В 1998-м году предложили выйти на красную дорожку с принцем Альбертом. А в это время у меня была репетиция «Манон Леско» с маэстро Мути. И как я скажу: «Вы знаете, у меня сегодня красная дорожка, а Вы там сами как-нибудь»? Мне даже в голову такое не могло прийти.
Один прекрасный PR-агент хотел, чтобы у меня была фотография с Жаком Вильнёвым на копоте его машины. «Люди, у меня ребенок растет. Что я дочери скажу?» Наташе в это время было лет 13-14 лет. Так что ничего не получилось, и всё время я крутилась сама. Нас так воспитывали педагоги, что стыдно себя пиарить, главное — петь.
— На Вашем пути встречались хорошие коллеги.
— Да, помню Лео Нуччи. Я пела Абигайль и так сильно просила прощения у Иеговы и народа, что заползла за черту железного занавеса. А Лео выдернул меня, как куклу, и от смерти спас. Пласидо Доминго — гениальный: как коллега и директор. Благодаря ему я дважды вернулась на сцену.
— Сегодня в опере не помогают?
— Сейчас каждый сам за себя. Такого нет, чтобы кто-то сильно переживал, как его коллеги будут петь. Некоторые новые звезды даже стараются, чтобы в их спектаклях все остальные были послабее.

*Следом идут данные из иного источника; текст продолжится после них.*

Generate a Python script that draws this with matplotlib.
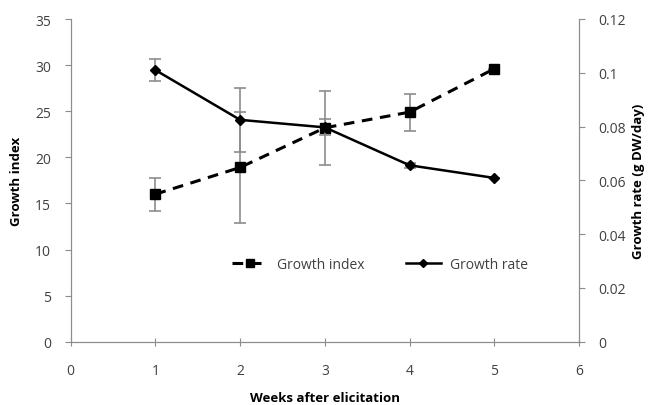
#!/usr/bin/env python3
import numpy as np
from matplotlib import pyplot as plt

# data
weeks = [1, 2, 3, 4, 5]
growth_index = [16.0, 18.9, 23.2, 24.9, 29.6]
growth_index_err = [1.8, 6.0, 4.0, 2.0, 0.0]
growth_rate = [0.101, 0.0825, 0.0797, 0.0656, 0.0609]
growth_rate_err = [0.004, 0.012, 0.003, 0.001, 0.0]

plt.rcParams["font.family"] = ["Open Sans", "DejaVu Sans"]
grey = "#8c8c8c"
txt = "#404040"

fig = plt.figure(figsize=(6.5, 4.06), dpi=100)
ax = fig.add_axes([70.7 / 650, 1 - 342.7 / 406, 508.3 / 650, 322.7 / 406])
ax2 = ax.twinx()

ax.errorbar(weeks, growth_index, yerr=growth_index_err, fmt="none",
            ecolor=grey, elinewidth=1.2, capsize=4, capthick=1.2, zorder=2)
ax.plot(weeks, growth_index, color="black", linestyle=(0, (3.5, 2.5)),
        linewidth=2.2, marker="s", markersize=7, zorder=3,
        label="Growth index")

ax2.errorbar(weeks, growth_rate, yerr=growth_rate_err, fmt="none",
             ecolor=grey, elinewidth=1.2, capsize=4, capthick=1.2, zorder=2)
ax2.plot(weeks, growth_rate, color="black", linewidth=1.8, marker="D",
         markersize=5, zorder=3, label="Growth rate")

ax.set_xlim(0, 6)
ax.set_ylim(0, 35)
ax2.set_ylim(0, 0.12)
ax.set_xticks(range(0, 7))
ax.set_yticks(range(0, 36, 5))
ax2.set_yticks(np.arange(0, 0.121, 0.02))
ax2.set_yticklabels(["0", "0.02", "0.04", "0.06", "0.08", "0.1", "0.12"])

for a in (ax, ax2):
    a.spines["top"].set_visible(False)
    for s in ("left", "right", "bottom"):
        a.spines[s].set_color(grey)
    a.tick_params(colors=grey, labelcolor=txt, labelsize=10, length=4)
ax.tick_params(axis="x", direction="inout", length=6, pad=12)
ax.tick_params(axis="y", pad=10)
ax2.tick_params(axis="y", pad=10)

ax.set_xlabel("Weeks after elicitation", fontsize=9.5, fontweight="bold",
              color="black", labelpad=10)
ax.set_ylabel("Growth index", fontsize=9.5, fontweight="bold", color="black",
              labelpad=9)
ax2.set_ylabel("Growth rate (g DW/day)", fontsize=9.5, fontweight="bold",
               color="black")
# keep the right label inside the canvas
ax2.yaxis.set_label_coords(1.104, 0.5)

h1, l1 = ax.get_legend_handles_labels()
h2, l2 = ax2.get_legend_handles_labels()
ax2.legend(h1 + h2, l1 + l2, loc="center", bbox_to_anchor=(0.609, 0.24),
           ncol=2, frameon=False, fontsize=10, handlelength=2.5,
           handletextpad=0.7, columnspacing=3.0, markerscale=0.8,
           labelcolor=txt)

fig.savefig("out.png", dpi=100)
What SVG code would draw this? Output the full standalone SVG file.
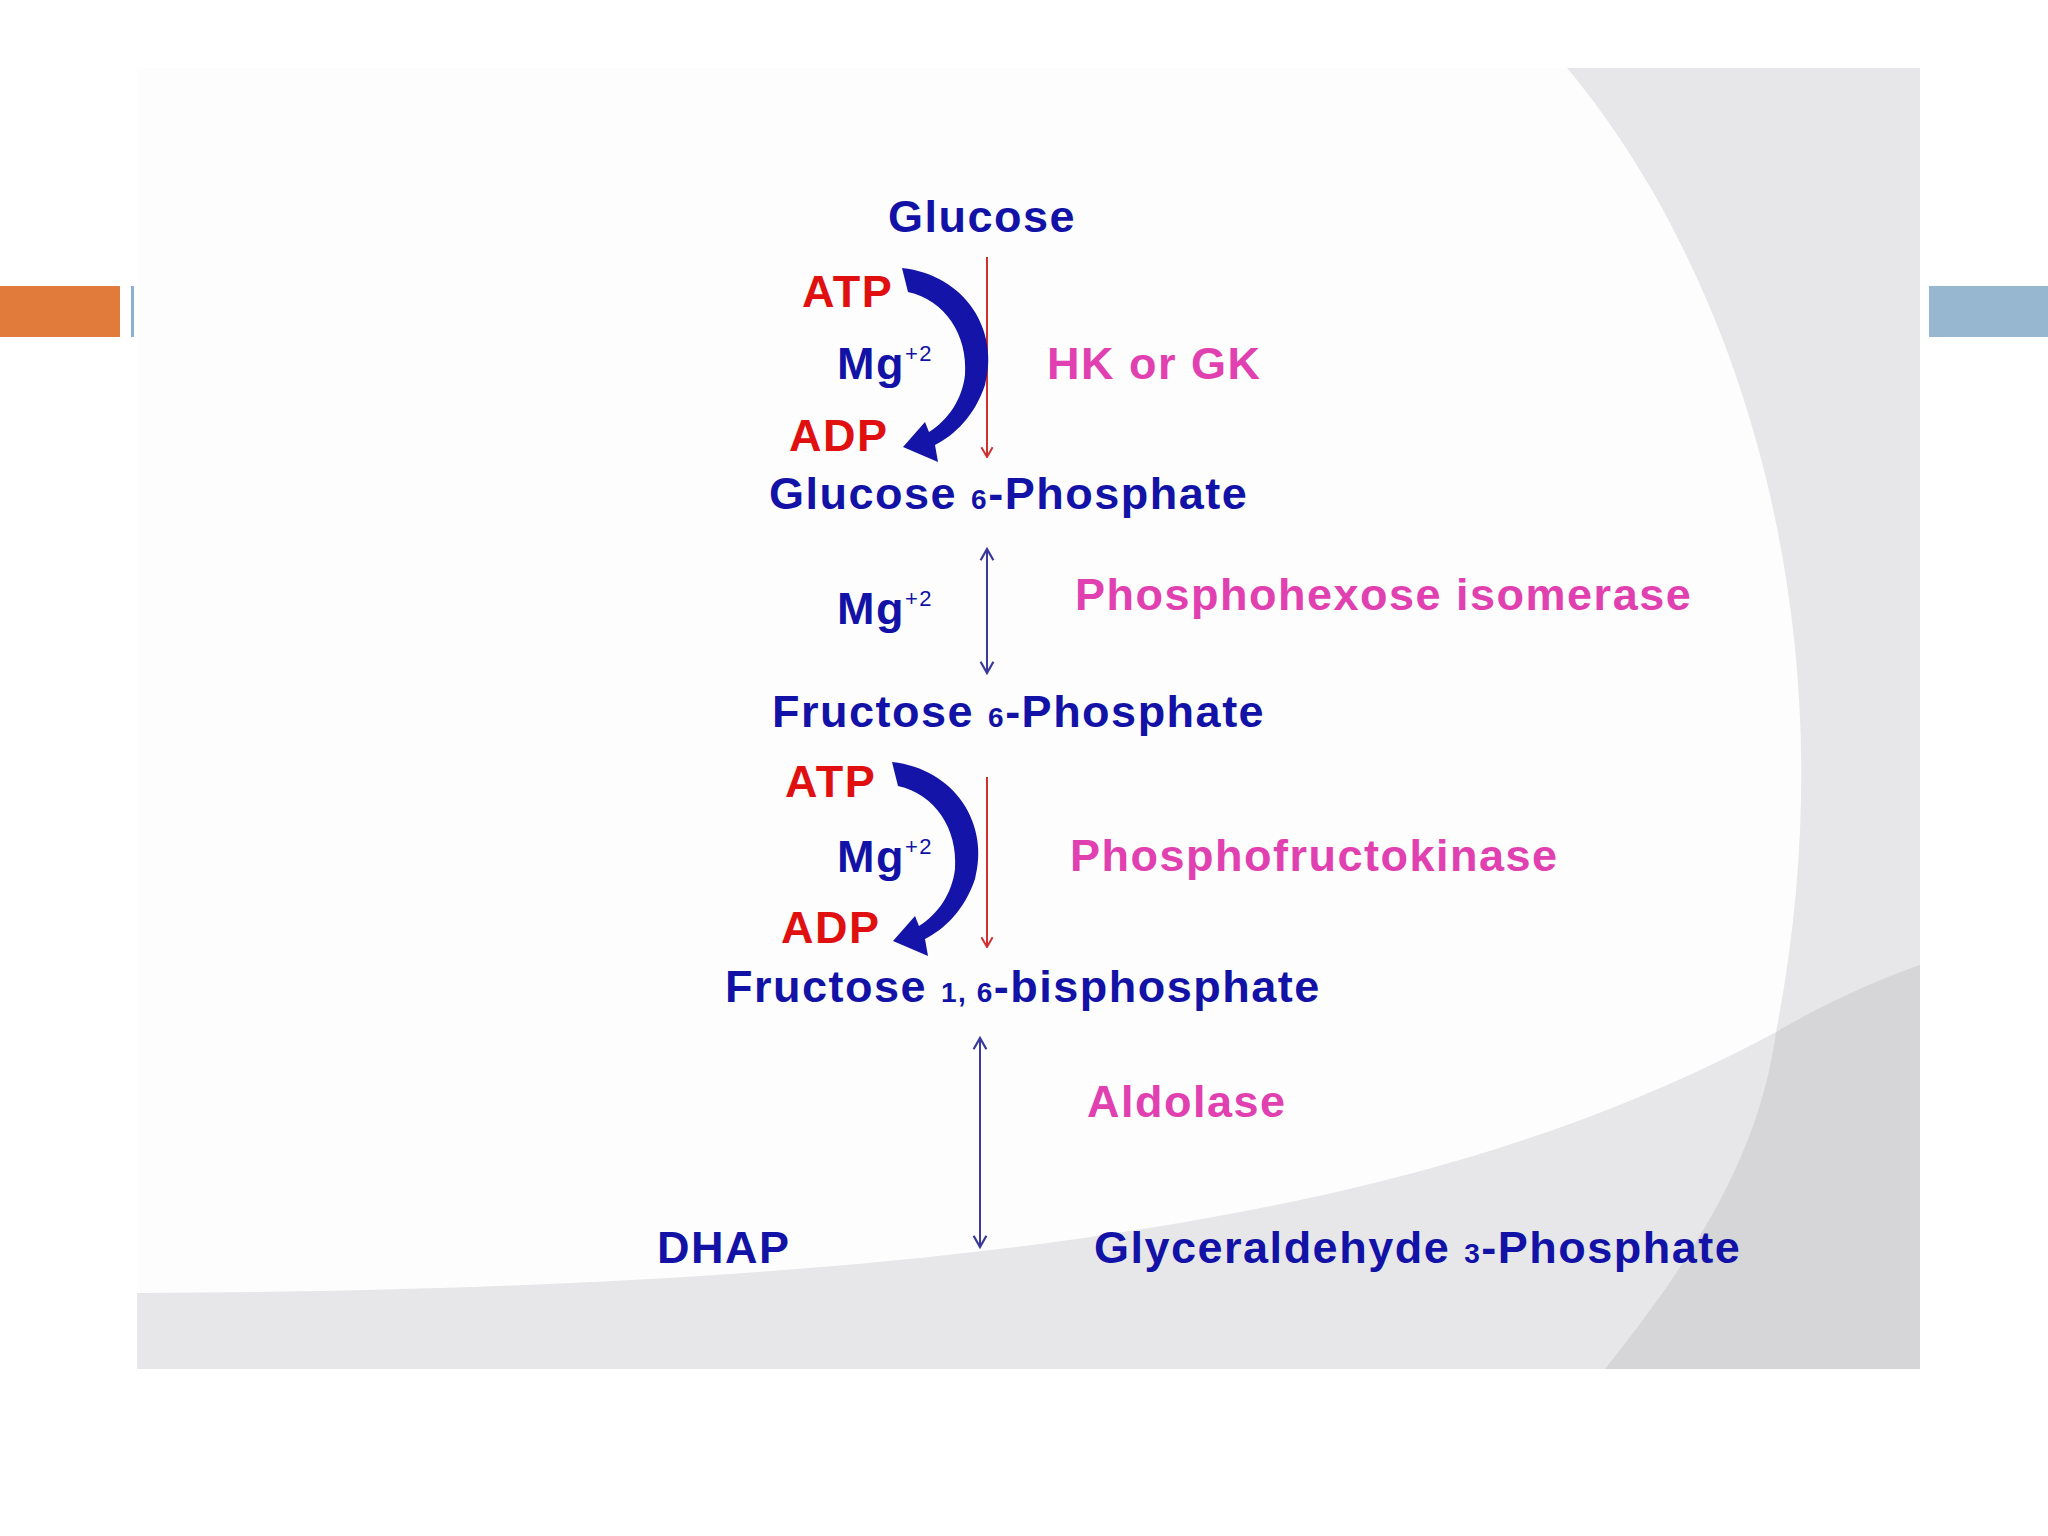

Однажды после падения с лошади, у меня выбился локтевой сустав и мне надели фиксатор, с которым на сцену я не могла выйти. Через три дня в Гамбурге мне надо было петь. И предупреждали коллегу, чтобы она не хватала за руку. А она в середине дуэта со всей силы… Я чуть в обморок не упала от болевого шока, но не подала виду. Когда потом зашел директор и сказал ей: «Что ты сделала?», она ответила: «Ничего, я за похороны заплачу». Это был 1992-й год, и певица, с которой я уже больше никогда не встречалась на сцене. Бог всё видит.